Shape and kinematics of elliptical galaxies: evolution due to merging at z < 1.5

TL;DR

This study uses hydrodynamic simulations to analyze how elliptical galaxies evolve in shape and kinematics from redshift 1.5 to 0, primarily due to dry mergers that make them rounder and more dispersion-supported.

Contribution

It provides a detailed simulation-based analysis of elliptical galaxy evolution, highlighting the role of dry mergers in changing their shape and kinematic support over time.

Findings

Elliptical galaxies become rounder and more dispersion-supported at z=0.

Major dry mergers are the primary driver of shape and kinematic evolution.

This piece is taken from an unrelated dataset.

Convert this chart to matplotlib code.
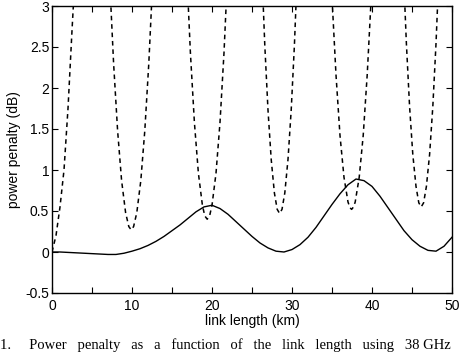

Some mergers involve high angular momentum, increasing rotational support.

Abstract

Aims:In this study we investigate the evolution of shape and kinematics of elliptical galaxies in a cosmological framework. Methods: We use a set of hydrodynamic, self-consistent simulations operating in the context of a concordance cosmological model where relaxed elliptical-like objects (ELOs) were identified at redshifts z=0, z=0.5, z=1 and z=1.5. Results: The population of elliptical systems analysed here present a systematic change through time, i.e. evolution, by becoming rounder in general at z=0 and, at the same time more velocity dispersion supported. This is found to be primarily due to major dry mergers where only a modest amount of angular momentum is involved into the merger event. Despite the general trend, in a significant amount of cases the merger event involves a higher specific angular momentum, which in general causes the system to acquire a higher rotational support and/or a more oblate shape. These evolutionary patterns are still present when we study our systems in projection, mimicking real observations, and thus they should become apparent in future observations.